Inde : malgré l'élection d'un président issu des dalits, les anciens intouchables, les discriminations demeurent
L'Inde a élu jeudi pour la 2e fois de son histoire un président issu de la communauté des dalits, ceux qu'on appelait avant les intouchables. Le symbole est fort mais les conditions de vie des dalits restent très marquées par les discriminations.
L'Inde a élu jeudi 20 juillet un nouveau président de la République, Ram Nath Kovin. Ce fidèle du parti du Bharatiya Janata Party (BJP), une formation nationaliste hindou, a été choisi par les Parlementaires. Il est le 2e président de la République indienne issu de la communauté des dalits, les anciens intouchables. Si le symbole est fort, les dalits restent largement discriminés en Inde, plus de 60 ans après l'abolition de la discrimination entre les castes.

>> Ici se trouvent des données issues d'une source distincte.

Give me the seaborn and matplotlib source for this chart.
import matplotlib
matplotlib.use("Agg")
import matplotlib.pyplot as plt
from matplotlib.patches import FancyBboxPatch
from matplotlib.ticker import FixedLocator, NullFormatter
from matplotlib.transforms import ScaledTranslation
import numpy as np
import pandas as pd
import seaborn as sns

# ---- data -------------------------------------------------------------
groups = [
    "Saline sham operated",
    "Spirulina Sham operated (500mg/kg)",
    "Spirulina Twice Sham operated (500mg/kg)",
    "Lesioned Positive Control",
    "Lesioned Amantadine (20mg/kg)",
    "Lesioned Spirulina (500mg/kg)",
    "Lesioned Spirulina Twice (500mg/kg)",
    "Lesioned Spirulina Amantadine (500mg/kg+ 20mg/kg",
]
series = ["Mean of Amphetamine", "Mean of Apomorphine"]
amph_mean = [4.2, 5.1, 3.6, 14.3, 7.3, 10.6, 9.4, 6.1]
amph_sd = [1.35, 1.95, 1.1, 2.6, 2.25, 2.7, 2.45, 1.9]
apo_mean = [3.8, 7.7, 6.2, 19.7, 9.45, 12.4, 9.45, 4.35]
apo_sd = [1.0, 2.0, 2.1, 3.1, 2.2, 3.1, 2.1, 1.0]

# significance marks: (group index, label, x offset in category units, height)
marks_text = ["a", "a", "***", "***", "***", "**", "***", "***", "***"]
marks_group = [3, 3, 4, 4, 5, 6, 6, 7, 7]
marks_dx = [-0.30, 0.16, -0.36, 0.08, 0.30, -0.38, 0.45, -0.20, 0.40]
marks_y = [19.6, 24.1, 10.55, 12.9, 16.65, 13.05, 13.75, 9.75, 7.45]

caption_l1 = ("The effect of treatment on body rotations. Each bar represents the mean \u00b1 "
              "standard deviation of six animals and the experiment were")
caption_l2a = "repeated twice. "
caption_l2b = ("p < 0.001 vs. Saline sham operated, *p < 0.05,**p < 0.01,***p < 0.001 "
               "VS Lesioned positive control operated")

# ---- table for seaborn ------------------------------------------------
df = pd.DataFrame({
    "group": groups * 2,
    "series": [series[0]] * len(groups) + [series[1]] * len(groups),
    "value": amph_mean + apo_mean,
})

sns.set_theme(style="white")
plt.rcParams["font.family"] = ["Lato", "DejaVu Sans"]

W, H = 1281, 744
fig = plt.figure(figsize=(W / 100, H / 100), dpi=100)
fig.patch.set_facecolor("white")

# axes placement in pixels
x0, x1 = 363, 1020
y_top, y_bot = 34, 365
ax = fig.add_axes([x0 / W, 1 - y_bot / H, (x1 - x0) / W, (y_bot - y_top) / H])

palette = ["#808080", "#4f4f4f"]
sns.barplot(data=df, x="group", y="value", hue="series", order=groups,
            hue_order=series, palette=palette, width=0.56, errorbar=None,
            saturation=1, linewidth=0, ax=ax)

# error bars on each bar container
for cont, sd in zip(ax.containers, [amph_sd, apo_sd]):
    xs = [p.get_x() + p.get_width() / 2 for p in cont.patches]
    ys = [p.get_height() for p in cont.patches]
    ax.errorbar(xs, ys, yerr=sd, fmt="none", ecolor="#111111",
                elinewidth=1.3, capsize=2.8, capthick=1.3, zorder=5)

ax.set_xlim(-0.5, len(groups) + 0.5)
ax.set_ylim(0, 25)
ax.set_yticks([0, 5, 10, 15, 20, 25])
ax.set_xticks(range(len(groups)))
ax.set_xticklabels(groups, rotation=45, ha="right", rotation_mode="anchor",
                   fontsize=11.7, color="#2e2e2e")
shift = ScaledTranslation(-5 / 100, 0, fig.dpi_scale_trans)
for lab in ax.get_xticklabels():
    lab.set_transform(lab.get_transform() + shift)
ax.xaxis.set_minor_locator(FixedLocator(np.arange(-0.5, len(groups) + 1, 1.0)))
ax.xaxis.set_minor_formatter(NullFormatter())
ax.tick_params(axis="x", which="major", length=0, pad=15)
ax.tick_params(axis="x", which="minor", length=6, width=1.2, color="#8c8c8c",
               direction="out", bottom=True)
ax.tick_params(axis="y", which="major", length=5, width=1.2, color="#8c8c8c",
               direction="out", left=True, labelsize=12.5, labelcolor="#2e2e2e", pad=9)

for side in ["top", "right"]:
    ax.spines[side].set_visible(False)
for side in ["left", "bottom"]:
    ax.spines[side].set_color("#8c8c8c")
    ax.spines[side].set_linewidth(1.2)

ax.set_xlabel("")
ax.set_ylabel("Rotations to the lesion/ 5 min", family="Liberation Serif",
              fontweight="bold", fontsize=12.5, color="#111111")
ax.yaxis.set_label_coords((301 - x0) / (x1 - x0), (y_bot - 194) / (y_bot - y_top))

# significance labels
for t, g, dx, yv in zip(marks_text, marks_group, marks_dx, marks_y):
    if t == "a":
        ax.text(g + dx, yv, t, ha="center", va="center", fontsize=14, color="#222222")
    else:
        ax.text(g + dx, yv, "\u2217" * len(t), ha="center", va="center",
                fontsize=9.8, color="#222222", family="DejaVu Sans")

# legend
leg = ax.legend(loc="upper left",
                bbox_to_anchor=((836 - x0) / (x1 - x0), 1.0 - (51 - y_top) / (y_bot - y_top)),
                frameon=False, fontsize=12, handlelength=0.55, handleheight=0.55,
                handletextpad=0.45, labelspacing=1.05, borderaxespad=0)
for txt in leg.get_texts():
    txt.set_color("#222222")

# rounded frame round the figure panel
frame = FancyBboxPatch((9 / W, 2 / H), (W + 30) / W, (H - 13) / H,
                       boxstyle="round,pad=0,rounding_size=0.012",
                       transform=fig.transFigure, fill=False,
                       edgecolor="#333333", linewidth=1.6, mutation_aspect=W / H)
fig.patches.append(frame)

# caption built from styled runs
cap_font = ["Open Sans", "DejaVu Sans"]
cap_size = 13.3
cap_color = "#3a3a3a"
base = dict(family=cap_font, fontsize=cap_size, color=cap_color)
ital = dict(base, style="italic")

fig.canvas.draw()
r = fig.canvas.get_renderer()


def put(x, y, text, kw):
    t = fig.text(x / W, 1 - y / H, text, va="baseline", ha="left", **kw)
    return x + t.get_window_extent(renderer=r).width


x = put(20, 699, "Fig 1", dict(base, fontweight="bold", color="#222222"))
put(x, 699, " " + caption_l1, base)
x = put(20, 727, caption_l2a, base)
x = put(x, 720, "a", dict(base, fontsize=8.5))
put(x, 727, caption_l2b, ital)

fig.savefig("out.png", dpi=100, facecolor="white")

Jai Bhagwan fait partie de cette communauté des dalits. Il habite dans une petite maison sans fenêtre du bidonville de Kusumpur Pahari, au sud-ouest de New Delhi. Cet homme de 50 ans a l'allure humble et le regard timide. Jai Bhagwan fait plus particulièrement partie du sous-groupe des Valmiki. Il n'a pas terminé son école primaire et, au moment de trouver un emploi, a été poussé à faire un travail attribué aux Valmiki depuis des siècles : nettoyer les rues. "J'aurais voulu faire n'importe quel travail, sauf celui-là, témoigne le dalit. Il y avait d'autres emplois mais pour un Valmiki non-éduqué comme moi, la seule solution c'est de faire du nettoyage. J'aurais pu m'en sortir si j'avais été à l'école plus longtemps mais mes parents n'ont pas pu se le permettre."

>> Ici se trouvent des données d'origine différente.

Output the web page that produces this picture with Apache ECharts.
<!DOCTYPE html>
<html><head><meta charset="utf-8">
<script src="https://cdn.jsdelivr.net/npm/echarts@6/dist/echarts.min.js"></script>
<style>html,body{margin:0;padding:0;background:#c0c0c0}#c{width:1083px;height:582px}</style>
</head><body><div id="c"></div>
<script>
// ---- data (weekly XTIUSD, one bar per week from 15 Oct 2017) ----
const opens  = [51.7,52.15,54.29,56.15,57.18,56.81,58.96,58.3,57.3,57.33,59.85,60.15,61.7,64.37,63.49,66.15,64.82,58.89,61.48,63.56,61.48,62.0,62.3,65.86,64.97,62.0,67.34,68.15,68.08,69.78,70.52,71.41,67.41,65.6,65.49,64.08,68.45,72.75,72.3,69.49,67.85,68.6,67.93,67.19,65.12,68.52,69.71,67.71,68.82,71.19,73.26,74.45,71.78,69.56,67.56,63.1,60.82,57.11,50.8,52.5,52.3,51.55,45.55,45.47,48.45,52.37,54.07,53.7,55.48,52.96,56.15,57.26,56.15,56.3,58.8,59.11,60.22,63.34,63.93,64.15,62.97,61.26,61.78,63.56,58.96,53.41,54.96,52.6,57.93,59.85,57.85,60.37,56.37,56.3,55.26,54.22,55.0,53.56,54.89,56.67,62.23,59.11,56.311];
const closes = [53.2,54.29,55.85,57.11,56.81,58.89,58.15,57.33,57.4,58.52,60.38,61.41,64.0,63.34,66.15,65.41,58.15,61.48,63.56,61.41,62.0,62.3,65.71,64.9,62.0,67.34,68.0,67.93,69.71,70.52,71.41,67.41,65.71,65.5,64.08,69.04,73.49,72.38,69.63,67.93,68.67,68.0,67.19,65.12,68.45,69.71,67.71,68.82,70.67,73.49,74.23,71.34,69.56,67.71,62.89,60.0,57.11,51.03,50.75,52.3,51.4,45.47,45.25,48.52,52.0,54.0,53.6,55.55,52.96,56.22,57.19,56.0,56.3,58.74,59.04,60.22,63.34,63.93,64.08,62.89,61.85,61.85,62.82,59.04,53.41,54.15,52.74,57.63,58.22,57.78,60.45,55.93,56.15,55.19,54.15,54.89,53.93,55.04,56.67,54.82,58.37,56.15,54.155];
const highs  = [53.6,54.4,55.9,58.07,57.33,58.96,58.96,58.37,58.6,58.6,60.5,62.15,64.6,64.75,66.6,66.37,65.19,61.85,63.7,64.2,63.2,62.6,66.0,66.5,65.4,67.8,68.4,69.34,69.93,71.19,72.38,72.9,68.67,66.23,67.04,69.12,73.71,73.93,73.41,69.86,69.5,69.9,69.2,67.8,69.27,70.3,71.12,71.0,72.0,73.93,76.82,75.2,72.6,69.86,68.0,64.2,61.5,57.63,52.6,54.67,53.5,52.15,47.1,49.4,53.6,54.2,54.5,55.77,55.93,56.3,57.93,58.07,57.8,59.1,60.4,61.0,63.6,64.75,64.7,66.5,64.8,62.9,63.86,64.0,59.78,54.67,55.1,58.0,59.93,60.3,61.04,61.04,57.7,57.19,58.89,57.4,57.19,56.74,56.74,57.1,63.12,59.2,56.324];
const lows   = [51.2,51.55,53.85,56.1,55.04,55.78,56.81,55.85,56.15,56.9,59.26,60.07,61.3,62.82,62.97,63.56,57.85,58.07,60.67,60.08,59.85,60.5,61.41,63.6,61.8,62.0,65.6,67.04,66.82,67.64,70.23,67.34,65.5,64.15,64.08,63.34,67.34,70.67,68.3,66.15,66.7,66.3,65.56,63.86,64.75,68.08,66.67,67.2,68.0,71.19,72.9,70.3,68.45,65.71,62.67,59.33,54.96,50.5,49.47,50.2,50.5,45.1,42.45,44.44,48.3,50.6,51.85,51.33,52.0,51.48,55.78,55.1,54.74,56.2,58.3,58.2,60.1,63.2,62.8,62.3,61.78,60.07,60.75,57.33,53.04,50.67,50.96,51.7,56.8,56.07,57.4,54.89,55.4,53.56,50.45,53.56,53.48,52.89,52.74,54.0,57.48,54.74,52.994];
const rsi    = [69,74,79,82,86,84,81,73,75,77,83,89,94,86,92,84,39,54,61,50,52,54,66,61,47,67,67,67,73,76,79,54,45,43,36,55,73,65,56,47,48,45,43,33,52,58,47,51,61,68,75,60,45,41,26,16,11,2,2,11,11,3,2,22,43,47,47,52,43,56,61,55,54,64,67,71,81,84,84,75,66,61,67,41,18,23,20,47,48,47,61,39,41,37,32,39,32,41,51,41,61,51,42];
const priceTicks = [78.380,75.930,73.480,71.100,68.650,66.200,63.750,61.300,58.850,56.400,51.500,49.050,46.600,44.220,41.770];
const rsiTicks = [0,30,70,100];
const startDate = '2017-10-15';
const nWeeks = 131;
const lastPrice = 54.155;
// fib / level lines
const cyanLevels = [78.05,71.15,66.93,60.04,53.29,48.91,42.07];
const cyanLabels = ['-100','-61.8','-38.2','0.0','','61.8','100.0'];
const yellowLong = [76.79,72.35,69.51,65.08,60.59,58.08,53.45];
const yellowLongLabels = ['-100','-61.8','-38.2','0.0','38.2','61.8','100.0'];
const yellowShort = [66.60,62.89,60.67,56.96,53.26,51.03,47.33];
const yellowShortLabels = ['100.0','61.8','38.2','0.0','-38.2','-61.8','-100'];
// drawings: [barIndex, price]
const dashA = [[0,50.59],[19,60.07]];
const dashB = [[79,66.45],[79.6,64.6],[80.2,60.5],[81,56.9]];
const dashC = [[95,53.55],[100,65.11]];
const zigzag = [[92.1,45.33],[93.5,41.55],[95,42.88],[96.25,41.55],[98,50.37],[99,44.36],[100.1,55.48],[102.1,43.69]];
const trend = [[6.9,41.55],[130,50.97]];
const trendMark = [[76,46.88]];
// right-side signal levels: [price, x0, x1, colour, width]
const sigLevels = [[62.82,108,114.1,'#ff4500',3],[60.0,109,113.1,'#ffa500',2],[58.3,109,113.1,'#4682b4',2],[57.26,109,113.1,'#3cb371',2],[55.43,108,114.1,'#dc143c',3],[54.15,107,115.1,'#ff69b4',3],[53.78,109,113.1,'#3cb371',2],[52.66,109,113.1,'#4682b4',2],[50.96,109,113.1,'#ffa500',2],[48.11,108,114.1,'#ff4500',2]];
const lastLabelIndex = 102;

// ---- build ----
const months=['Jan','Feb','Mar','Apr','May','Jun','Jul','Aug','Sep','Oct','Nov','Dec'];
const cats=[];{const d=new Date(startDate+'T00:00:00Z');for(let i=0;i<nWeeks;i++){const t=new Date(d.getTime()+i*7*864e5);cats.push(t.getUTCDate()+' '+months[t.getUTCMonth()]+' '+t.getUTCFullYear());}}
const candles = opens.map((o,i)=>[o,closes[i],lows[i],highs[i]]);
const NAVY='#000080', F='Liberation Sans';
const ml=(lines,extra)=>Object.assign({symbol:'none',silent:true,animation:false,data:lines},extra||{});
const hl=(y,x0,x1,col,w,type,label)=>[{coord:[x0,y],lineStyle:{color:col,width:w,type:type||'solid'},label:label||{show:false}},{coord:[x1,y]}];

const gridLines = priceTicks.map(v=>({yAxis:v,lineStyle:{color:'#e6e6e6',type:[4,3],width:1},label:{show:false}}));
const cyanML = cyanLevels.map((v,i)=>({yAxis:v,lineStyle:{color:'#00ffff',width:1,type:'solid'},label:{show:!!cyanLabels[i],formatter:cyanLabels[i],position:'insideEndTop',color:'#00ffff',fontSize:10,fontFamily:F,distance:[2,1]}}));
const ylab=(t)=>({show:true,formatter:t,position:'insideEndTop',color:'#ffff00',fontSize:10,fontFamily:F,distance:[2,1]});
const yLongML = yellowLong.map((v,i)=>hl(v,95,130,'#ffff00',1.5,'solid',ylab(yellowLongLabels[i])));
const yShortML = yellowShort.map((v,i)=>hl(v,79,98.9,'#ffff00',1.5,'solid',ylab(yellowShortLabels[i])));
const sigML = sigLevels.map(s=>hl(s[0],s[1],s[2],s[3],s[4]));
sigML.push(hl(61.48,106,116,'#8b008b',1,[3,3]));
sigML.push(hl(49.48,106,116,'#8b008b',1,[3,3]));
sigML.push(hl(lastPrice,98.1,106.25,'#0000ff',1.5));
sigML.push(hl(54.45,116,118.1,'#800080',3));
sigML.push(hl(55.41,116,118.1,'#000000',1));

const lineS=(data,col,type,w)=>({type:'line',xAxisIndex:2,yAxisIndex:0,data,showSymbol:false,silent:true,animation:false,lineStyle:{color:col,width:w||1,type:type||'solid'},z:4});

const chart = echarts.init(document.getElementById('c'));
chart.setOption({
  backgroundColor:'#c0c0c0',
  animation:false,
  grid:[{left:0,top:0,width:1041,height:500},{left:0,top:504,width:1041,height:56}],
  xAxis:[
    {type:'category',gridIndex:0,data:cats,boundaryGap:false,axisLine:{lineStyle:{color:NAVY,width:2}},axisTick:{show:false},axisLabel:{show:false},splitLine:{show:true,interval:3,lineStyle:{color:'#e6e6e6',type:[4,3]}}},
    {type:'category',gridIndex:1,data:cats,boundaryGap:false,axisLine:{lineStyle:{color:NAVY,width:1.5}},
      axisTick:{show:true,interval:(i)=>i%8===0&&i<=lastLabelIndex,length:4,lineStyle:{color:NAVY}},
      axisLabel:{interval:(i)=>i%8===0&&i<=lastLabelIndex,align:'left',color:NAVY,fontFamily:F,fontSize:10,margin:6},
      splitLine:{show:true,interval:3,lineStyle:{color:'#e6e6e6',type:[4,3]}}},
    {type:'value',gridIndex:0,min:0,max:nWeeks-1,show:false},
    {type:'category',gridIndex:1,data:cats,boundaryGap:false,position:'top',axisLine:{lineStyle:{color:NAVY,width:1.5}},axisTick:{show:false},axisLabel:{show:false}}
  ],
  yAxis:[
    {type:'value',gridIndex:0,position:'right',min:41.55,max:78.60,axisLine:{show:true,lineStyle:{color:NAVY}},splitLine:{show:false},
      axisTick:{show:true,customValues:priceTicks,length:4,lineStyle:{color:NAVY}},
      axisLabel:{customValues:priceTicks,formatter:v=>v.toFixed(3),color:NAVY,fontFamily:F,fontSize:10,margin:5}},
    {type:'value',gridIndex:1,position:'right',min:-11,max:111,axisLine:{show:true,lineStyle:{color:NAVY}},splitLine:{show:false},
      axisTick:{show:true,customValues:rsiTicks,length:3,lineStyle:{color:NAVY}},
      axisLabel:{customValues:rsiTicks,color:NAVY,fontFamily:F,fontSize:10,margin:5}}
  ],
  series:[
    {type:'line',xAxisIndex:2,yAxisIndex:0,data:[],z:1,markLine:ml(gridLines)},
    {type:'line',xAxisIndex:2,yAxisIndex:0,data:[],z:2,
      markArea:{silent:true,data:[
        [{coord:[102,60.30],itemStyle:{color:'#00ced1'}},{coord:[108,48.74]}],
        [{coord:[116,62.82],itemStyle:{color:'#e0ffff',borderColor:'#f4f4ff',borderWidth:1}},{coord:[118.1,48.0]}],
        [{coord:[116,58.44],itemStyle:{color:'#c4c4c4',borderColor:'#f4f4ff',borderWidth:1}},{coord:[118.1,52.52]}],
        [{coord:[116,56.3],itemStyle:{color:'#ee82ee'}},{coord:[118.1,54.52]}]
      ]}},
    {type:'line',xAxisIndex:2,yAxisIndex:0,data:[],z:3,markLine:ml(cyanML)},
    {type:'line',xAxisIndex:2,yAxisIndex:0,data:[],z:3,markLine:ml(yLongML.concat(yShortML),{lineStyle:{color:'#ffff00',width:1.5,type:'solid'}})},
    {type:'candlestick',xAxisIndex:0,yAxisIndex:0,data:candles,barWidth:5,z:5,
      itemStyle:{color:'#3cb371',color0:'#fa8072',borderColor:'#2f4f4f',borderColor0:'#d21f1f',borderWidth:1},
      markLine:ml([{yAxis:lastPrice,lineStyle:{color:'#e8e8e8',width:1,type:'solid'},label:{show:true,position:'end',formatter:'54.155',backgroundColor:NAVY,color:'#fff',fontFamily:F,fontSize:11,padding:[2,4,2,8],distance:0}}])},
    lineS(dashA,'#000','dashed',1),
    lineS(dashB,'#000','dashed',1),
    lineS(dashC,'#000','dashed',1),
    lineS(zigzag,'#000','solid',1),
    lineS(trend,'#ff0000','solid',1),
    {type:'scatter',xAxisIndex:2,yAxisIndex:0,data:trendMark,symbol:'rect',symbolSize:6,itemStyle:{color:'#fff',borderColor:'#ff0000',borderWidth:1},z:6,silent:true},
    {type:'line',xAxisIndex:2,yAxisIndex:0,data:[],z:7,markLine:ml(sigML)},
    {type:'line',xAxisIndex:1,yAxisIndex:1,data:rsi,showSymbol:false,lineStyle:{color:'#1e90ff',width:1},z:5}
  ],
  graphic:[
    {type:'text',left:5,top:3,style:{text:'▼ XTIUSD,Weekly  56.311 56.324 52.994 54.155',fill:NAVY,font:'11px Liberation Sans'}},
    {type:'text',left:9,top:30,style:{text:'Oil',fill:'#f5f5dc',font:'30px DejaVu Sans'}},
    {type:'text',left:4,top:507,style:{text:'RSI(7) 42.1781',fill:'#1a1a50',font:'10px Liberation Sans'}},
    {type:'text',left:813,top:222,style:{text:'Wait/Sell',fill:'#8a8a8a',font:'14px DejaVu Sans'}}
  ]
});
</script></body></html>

La stigmatisation demeure malgré la fin des castes
En Inde, les dalits Valmiki sont traditionnellement éboueurs ou nettoyeurs d'égout. Ils vivent dans des quartiers séparés et les membres des autres castes refusent souvent de partager la même nourriture qu'eux. L'intouchabilité a été abolie il y a 67 ans mais les dalits sont toujours ostracisés et n'ont pas le droit d'entrer dans les temples. Dans les villes cependant, les identités se brouillent et ces anciens intouchables sont mieux traités. Mais la stigmatisation demeure : "La caste n'est pas toujours identifiable par le nom de famille, ni par la couleur de la peau donc les recruteurs ont des moyens astucieux pour la repérer", explique Ashwini Deshpande, chercheuse à la Delhi School of Economics.

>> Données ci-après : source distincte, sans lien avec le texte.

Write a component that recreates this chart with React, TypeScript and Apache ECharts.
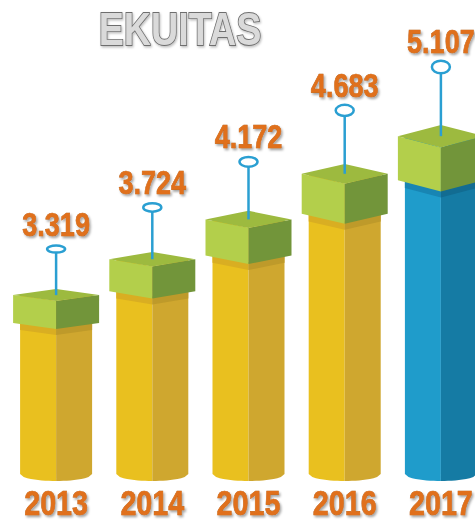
import React, { useEffect, useRef } from 'react';
import * as echarts from 'echarts';

const titleText = 'EKUITAS';
const years = ['2013', '2014', '2015', '2016', '2017'];
const equity = [3.319, 3.724, 4.172, 4.683, 5.107];
const valueLabels = ['3.319', '3.724', '4.172', '4.683', '5.107'];

function fontAvailable(name: string): boolean {
  try {
    const ctx = document.createElement('canvas').getContext('2d');
    if (!ctx) return false;
    const sample = '2013 EKUITAS 4.683';
    ctx.font = 'bold 40px monospace';
    const a = ctx.measureText(sample).width;
    ctx.font = `bold 40px "${name}", monospace`;
    const b = ctx.measureText(sample).width;
    return Math.abs(a - b) > 0.5;
  } catch (e) {
    return false;
  }
}

export default function App() {
  const ref = useRef<HTMLDivElement>(null);

  useEffect(() => {
    if (!ref.current) return;
    const narrow = fontAvailable('Liberation Sans Narrow');
    const FAMILY = narrow
      ? '"Liberation Sans Narrow", "Arial Narrow", sans-serif'
      : '"Liberation Sans", Arial, sans-serif';
    const SX = narrow ? 1 : 0.82;

    const chart = echarts.init(ref.current, null, { renderer: 'svg' });

    const renderItem = (params: any, api: any) => {
      const i = params.dataIndex;
      const v = api.value(1);
      const pt = api.coord([api.value(0), v]);
      const cx = pt[0];
      const T = pt[1];
      const cs = params.coordSys;
      const base = cs.y + cs.height - 25;
      const last = i === years.length - 1;

      const colL = last ? '#1F9CCB' : '#E9C01F';
      const colR = last ? '#157BA4' : '#CFA72F';
      const bandL = last ? '#1885B3' : '#D9AE22';
      const bandR = last ? '#126C92' : '#BE9A2A';

      const hw = 43; // cube half width
      const cw = 36; // column half width
      const d = 6 + 1.3 * i; // top face depth
      const h = 28 + 4 * i; // cube side height
      const pinLen = 40 + 4.5 * i;
      const ry = 3.5 + 0.7 * i;
      const ringY = T - pinLen;

      const yc = base - 3;
      const er = 7;
      const leftPts: number[][] = [];
      const rightPts: number[][] = [];
      const N = 10;
      for (let k = 0; k <= N; k++) {
        const t = k / N;
        const dx = cw * (1 - t);
        const y = yc + er * Math.sqrt(Math.max(0, 1 - (dx / cw) * (dx / cw)));
        leftPts.push([cx - dx, y]);
      }
      for (let k = N; k >= 0; k--) {
        const t = k / N;
        const dx = cw * (1 - t);
        const y = yc + er * Math.sqrt(Math.max(0, 1 - (dx / cw) * (dx / cw)));
        rightPts.push([cx + dx, y]);
      }
      const colTopSide = T + d;
      const colTopFront = T + 2 * d;
      const leftFace = [[cx - cw, colTopSide], [cx, colTopFront]].concat(
        leftPts.slice().reverse()
      );
      const rightFace = [[cx, colTopFront], [cx + cw, colTopSide]].concat(
        rightPts.slice().reverse()
      );

      const ybSide = T + d + h + (d * (hw - cw)) / hw;
      const ybFront = T + 2 * d + h;
      const bh = 6;
      const bandLeft = [
        [cx - cw, ybSide - 2],
        [cx, ybFront - 2],
        [cx, ybFront + bh],
        [cx - cw, ybSide + bh],
      ];
      const bandRight = [
        [cx, ybFront - 2],
        [cx + cw, ybSide - 2],
        [cx + cw, ybSide + bh],
        [cx, ybFront + bh],
      ];

      const topFace = [
        [cx - hw, T + d],
        [cx, T],
        [cx + hw, T + d],
        [cx, T + 2 * d],
      ];
      const cubeL = [
        [cx - hw, T + d],
        [cx, T + 2 * d],
        [cx, T + 2 * d + h],
        [cx - hw, T + d + h],
      ];
      const cubeR = [
        [cx, T + 2 * d],
        [cx + hw, T + d],
        [cx + hw, T + d + h],
        [cx, T + 2 * d + h],
      ];

      const labelStyle = {
        fill: '#E0701A',
        stroke: '#B4550E',
        lineWidth: 0.6,
        textAlign: 'center',
        textVerticalAlign: 'middle',
        align: 'center',
        verticalAlign: 'middle',
        textShadowColor: 'rgba(0,0,0,0.35)',
        textShadowBlur: 2,
        textShadowOffsetX: 1.5,
        textShadowOffsetY: 2,
      };

      return {
        type: 'group',
        children: [
          { type: 'polygon', shape: { points: leftFace }, style: { fill: colL } },
          { type: 'polygon', shape: { points: rightFace }, style: { fill: colR } },
          { type: 'polygon', shape: { points: bandLeft }, style: { fill: bandL } },
          { type: 'polygon', shape: { points: bandRight }, style: { fill: bandR } },
          { type: 'polygon', shape: { points: cubeL }, style: { fill: '#B3CF4B' } },
          { type: 'polygon', shape: { points: cubeR }, style: { fill: '#72953A' } },
          { type: 'polygon', shape: { points: topFace }, style: { fill: '#9DBA3F' } },
          {
            type: 'line',
            shape: { x1: cx, y1: T + d, x2: cx, y2: ringY + ry },
            style: { stroke: '#2A9FD2', lineWidth: 2.5 },
          },
          {
            type: 'ellipse',
            shape: { cx: cx, cy: ringY, rx: 9, ry: ry },
            style: { fill: '#ffffff', stroke: '#2A9FD2', lineWidth: 2.5 },
          },
          {
            type: 'text',
            x: cx,
            y: ringY - 25,
            scaleX: SX,
            style: {
              text: valueLabels[i],
              font: `bold 33px ${FAMILY}`,
              ...labelStyle,
            },
          },
          {
            type: 'text',
            x: cx,
            y: base + 26,
            scaleX: SX,
            style: {
              text: years[i],
              font: `bold 35px ${FAMILY}`,
              ...labelStyle,
            },
          },
        ],
      };
    };

    chart.setOption({
      animation: false,
      grid: {
        left: 8,
        top: 43,
        width: 481,
        height: 459,
        outerBoundsMode: 'none',
        containLabel: false,
      },
      xAxis: { type: 'category', data: years, show: false },
      yAxis: { type: 'value', min: 1, max: 6, show: false },
      graphic: [
        {
          type: 'text',
          x: 180,
          y: 29,
          scaleX: SX,
          style: {
            text: titleText,
            font: `bold 46px ${FAMILY}`,
            fill: '#DADADA',
            stroke: '#6E6E6E',
            lineWidth: 1.8,
            textAlign: 'center',
            textVerticalAlign: 'middle',
            align: 'center',
            verticalAlign: 'middle',
            textShadowColor: 'rgba(0,0,0,0.25)',
            textShadowBlur: 2,
            textShadowOffsetX: 1,
            textShadowOffsetY: 1.5,
          },
        },
      ],
      series: [
        {
          type: 'custom',
          renderItem: renderItem,
          clip: false,
          data: equity.map((v, i) => [i, v]),
        },
      ],
    });

    return () => chart.dispose();
  }, []);

  return (
    <div
      ref={ref}
      style={{ position: 'fixed', left: 0, top: 0, width: 475, height: 525 }}
    />
  );
}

Les recruteurs demandent généralement aux dalits leurs origines familiales, ce qui leur permet de répérer la caste à laquelle ils appartiennent
Ashwini Deshpandeà franceinfo
La constitution de 1950 a créé un système de discrimination positive en faveur de ces dalits : environ 15% des postes dans les universités publiques et administrations leur sont réservés, alors qu'ils représentent 16% de la population. C'est une aide précieuse même si peu d'entre eux étudient autant, par manque de moyens, comme Jai. Le parti nationaliste hindou du BJP, au pouvoir, a longtemps milité contre ces quotas mais en choisissant un dalit comme Président, il cherche maintenant à se réconcilier avec cette population marginalisée, afin d'élargir sa base électorale.
C'est d'ailleurs ce que dénonce Beena Pallical, directrice de la National campaign on Dalit human rights, avec l'élection du nouveau président. "Cette nomination est pour moi une manoeuvre politique, assène-t-elle. S'ils voulaient vraiment choisir un candidat dalit, il y a assez de personnes qui ont travaillé pour l'amélioration de leurs conditions de vie alors que lui nous ne savons même pas qui il est." Selon elle, depuis deux ans, il y a eu beaucoup de violences contre les dalits et les minorités en Inde. "Le gouvernement ne dit rien et c'est cela pour moi le plus grave."